Set down all of the data exactly as it appears.
(begin)
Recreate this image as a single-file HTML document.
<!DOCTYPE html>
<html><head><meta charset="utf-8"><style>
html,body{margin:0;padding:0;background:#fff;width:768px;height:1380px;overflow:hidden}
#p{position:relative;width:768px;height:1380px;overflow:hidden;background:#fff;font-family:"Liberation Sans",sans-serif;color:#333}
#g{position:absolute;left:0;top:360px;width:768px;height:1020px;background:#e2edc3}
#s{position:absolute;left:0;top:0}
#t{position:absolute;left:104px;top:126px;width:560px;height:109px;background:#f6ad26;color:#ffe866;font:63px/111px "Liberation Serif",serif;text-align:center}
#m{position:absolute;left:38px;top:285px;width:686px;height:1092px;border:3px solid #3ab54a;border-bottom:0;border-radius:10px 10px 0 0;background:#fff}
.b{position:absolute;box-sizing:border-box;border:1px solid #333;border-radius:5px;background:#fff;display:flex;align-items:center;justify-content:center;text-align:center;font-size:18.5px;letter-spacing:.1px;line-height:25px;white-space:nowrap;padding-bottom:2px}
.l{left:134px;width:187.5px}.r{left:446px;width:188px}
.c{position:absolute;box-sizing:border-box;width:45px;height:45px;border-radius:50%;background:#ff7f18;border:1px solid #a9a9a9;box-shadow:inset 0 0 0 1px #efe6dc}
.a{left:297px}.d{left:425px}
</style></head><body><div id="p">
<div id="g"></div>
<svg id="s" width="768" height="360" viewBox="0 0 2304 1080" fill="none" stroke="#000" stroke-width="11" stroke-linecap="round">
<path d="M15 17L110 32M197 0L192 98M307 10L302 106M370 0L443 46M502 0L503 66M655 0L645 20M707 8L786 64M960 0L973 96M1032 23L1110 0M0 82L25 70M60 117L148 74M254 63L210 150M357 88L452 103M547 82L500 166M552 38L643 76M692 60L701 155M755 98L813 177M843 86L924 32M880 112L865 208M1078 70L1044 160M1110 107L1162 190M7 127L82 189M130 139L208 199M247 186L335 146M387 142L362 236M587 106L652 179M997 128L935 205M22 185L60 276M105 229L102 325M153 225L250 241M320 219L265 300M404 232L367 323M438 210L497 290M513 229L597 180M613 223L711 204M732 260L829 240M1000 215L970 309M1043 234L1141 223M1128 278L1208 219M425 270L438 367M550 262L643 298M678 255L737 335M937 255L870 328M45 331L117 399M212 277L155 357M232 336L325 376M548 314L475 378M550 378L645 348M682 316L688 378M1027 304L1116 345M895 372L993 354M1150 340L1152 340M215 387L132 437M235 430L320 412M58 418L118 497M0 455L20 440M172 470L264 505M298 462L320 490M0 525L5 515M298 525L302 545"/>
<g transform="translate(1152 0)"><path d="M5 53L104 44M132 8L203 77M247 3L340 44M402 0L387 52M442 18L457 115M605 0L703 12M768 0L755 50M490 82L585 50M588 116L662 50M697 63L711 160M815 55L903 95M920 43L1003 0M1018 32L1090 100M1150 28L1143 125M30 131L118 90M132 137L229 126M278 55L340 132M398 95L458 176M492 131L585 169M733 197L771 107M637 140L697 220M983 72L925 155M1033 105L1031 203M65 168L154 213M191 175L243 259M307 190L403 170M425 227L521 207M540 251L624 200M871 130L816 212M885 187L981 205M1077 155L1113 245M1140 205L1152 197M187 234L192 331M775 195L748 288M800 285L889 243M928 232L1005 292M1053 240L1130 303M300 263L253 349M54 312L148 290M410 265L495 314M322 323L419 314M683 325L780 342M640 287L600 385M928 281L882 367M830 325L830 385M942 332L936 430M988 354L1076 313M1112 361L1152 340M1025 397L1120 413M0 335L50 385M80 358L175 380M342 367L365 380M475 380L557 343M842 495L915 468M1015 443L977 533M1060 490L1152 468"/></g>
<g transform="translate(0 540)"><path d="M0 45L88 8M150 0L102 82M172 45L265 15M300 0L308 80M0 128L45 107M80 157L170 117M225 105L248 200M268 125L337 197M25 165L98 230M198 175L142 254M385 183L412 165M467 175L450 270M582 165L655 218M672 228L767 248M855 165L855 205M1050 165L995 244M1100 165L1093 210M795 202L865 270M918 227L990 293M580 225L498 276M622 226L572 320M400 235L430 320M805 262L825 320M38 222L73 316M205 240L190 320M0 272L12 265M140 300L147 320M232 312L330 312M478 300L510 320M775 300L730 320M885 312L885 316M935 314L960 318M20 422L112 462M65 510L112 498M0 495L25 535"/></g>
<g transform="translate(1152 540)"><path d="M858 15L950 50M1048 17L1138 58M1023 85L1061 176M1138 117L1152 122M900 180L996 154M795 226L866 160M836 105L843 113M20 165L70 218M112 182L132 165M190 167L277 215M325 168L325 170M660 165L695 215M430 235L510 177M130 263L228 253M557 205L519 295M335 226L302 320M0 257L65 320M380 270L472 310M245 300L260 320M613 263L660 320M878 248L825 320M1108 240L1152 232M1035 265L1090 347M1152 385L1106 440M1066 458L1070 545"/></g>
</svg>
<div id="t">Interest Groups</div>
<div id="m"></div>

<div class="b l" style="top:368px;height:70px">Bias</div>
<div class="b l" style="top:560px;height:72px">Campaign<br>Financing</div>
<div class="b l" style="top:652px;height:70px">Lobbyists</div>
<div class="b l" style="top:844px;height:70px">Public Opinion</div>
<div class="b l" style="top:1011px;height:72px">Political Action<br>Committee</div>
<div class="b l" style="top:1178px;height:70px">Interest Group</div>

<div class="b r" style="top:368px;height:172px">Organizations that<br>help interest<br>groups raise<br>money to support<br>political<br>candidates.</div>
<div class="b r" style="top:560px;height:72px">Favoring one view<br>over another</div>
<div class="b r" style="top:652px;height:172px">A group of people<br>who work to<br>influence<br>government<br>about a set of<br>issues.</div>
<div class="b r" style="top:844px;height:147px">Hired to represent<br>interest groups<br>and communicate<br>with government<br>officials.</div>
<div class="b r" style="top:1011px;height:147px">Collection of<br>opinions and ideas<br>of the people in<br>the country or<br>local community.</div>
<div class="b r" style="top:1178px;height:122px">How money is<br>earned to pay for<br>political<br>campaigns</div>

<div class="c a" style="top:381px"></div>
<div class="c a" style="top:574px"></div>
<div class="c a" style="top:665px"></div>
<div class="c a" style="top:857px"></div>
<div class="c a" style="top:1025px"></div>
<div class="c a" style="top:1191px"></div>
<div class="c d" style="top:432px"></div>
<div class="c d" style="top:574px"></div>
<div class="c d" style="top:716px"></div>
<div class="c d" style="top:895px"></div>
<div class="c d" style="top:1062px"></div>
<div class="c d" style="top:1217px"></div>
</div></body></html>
(end)
Task result:
Recreate this image as a single-file HTML document.
<!DOCTYPE html>
<html><head><meta charset="utf-8"><style>
html,body{margin:0;padding:0;background:#fff;width:768px;height:1380px;overflow:hidden}
#p{position:relative;width:768px;height:1380px;overflow:hidden;background:#fff;font-family:"Liberation Sans",sans-serif;color:#333}
#g{position:absolute;left:0;top:360px;width:768px;height:1020px;background:#e2edc3}
#s{position:absolute;left:0;top:0}
#t{position:absolute;left:104px;top:126px;width:560px;height:109px;background:#f6ad26;color:#ffe866;font:63px/111px "Liberation Serif",serif;text-align:center}
#m{position:absolute;left:38px;top:285px;width:686px;height:1092px;border:3px solid #3ab54a;border-bottom:0;border-radius:10px 10px 0 0;background:#fff}
.b{position:absolute;box-sizing:border-box;border:1px solid #333;border-radius:5px;background:#fff;display:flex;align-items:center;justify-content:center;text-align:center;font-size:18.5px;letter-spacing:.1px;line-height:25px;white-space:nowrap;padding-bottom:2px}
.l{left:134px;width:187.5px}.r{left:446px;width:188px}
.c{position:absolute;box-sizing:border-box;width:45px;height:45px;border-radius:50%;background:#ff7f18;border:1px solid #a9a9a9;box-shadow:inset 0 0 0 1px #efe6dc}
.a{left:297px}.d{left:425px}
</style></head><body><div id="p">
<div id="g"></div>
<svg id="s" width="768" height="360" viewBox="0 0 2304 1080" fill="none" stroke="#000" stroke-width="11" stroke-linecap="round">
<path d="M15 17L110 32M197 0L192 98M307 10L302 106M370 0L443 46M502 0L503 66M655 0L645 20M707 8L786 64M960 0L973 96M1032 23L1110 0M0 82L25 70M60 117L148 74M254 63L210 150M357 88L452 103M547 82L500 166M552 38L643 76M692 60L701 155M755 98L813 177M843 86L924 32M880 112L865 208M1078 70L1044 160M1110 107L1162 190M7 127L82 189M130 139L208 199M247 186L335 146M387 142L362 236M587 106L652 179M997 128L935 205M22 185L60 276M105 229L102 325M153 225L250 241M320 219L265 300M404 232L367 323M438 210L497 290M513 229L597 180M613 223L711 204M732 260L829 240M1000 215L970 309M1043 234L1141 223M1128 278L1208 219M425 270L438 367M550 262L643 298M678 255L737 335M937 255L870 328M45 331L117 399M212 277L155 357M232 336L325 376M548 314L475 378M550 378L645 348M682 316L688 378M1027 304L1116 345M895 372L993 354M1150 340L1152 340M215 387L132 437M235 430L320 412M58 418L118 497M0 455L20 440M172 470L264 505M298 462L320 490M0 525L5 515M298 525L302 545"/>
<g transform="translate(1152 0)"><path d="M5 53L104 44M132 8L203 77M247 3L340 44M402 0L387 52M442 18L457 115M605 0L703 12M768 0L755 50M490 82L585 50M588 116L662 50M697 63L711 160M815 55L903 95M920 43L1003 0M1018 32L1090 100M1150 28L1143 125M30 131L118 90M132 137L229 126M278 55L340 132M398 95L458 176M492 131L585 169M733 197L771 107M637 140L697 220M983 72L925 155M1033 105L1031 203M65 168L154 213M191 175L243 259M307 190L403 170M425 227L521 207M540 251L624 200M871 130L816 212M885 187L981 205M1077 155L1113 245M1140 205L1152 197M187 234L192 331M775 195L748 288M800 285L889 243M928 232L1005 292M1053 240L1130 303M300 263L253 349M54 312L148 290M410 265L495 314M322 323L419 314M683 325L780 342M640 287L600 385M928 281L882 367M830 325L830 385M942 332L936 430M988 354L1076 313M1112 361L1152 340M1025 397L1120 413M0 335L50 385M80 358L175 380M342 367L365 380M475 380L557 343M842 495L915 468M1015 443L977 533M1060 490L1152 468"/></g>
<g transform="translate(0 540)"><path d="M0 45L88 8M150 0L102 82M172 45L265 15M300 0L308 80M0 128L45 107M80 157L170 117M225 105L248 200M268 125L337 197M25 165L98 230M198 175L142 254M385 183L412 165M467 175L450 270M582 165L655 218M672 228L767 248M855 165L855 205M1050 165L995 244M1100 165L1093 210M795 202L865 270M918 227L990 293M580 225L498 276M622 226L572 320M400 235L430 320M805 262L825 320M38 222L73 316M205 240L190 320M0 272L12 265M140 300L147 320M232 312L330 312M478 300L510 320M775 300L730 320M885 312L885 316M935 314L960 318M20 422L112 462M65 510L112 498M0 495L25 535"/></g>
<g transform="translate(1152 540)"><path d="M858 15L950 50M1048 17L1138 58M1023 85L1061 176M1138 117L1152 122M900 180L996 154M795 226L866 160M836 105L843 113M20 165L70 218M112 182L132 165M190 167L277 215M325 168L325 170M660 165L695 215M430 235L510 177M130 263L228 253M557 205L519 295M335 226L302 320M0 257L65 320M380 270L472 310M245 300L260 320M613 263L660 320M878 248L825 320M1108 240L1152 232M1035 265L1090 347M1152 385L1106 440M1066 458L1070 545"/></g>
</svg>
<div id="t">Interest Groups</div>
<div id="m"></div>

<div class="b l" style="top:368px;height:70px">Bias</div>
<div class="b l" style="top:560px;height:72px">Campaign<br>Financing</div>
<div class="b l" style="top:652px;height:70px">Lobbyists</div>
<div class="b l" style="top:844px;height:70px">Public Opinion</div>
<div class="b l" style="top:1011px;height:72px">Political Action<br>Committee</div>
<div class="b l" style="top:1178px;height:70px">Interest Group</div>

<div class="b r" style="top:368px;height:172px">Organizations that<br>help interest<br>groups raise<br>money to support<br>political<br>candidates.</div>
<div class="b r" style="top:560px;height:72px">Favoring one view<br>over another</div>
<div class="b r" style="top:652px;height:172px">A group of people<br>who work to<br>influence<br>government<br>about a set of<br>issues.</div>
<div class="b r" style="top:844px;height:147px">Hired to represent<br>interest groups<br>and communicate<br>with government<br>officials.</div>
<div class="b r" style="top:1011px;height:147px">Collection of<br>opinions and ideas<br>of the people in<br>the country or<br>local community.</div>
<div class="b r" style="top:1178px;height:122px">How money is<br>earned to pay for<br>political<br>campaigns</div>

<div class="c a" style="top:381px"></div>
<div class="c a" style="top:574px"></div>
<div class="c a" style="top:665px"></div>
<div class="c a" style="top:857px"></div>
<div class="c a" style="top:1025px"></div>
<div class="c a" style="top:1191px"></div>
<div class="c d" style="top:432px"></div>
<div class="c d" style="top:574px"></div>
<div class="c d" style="top:716px"></div>
<div class="c d" style="top:895px"></div>
<div class="c d" style="top:1062px"></div>
<div class="c d" style="top:1217px"></div>
</div></body></html>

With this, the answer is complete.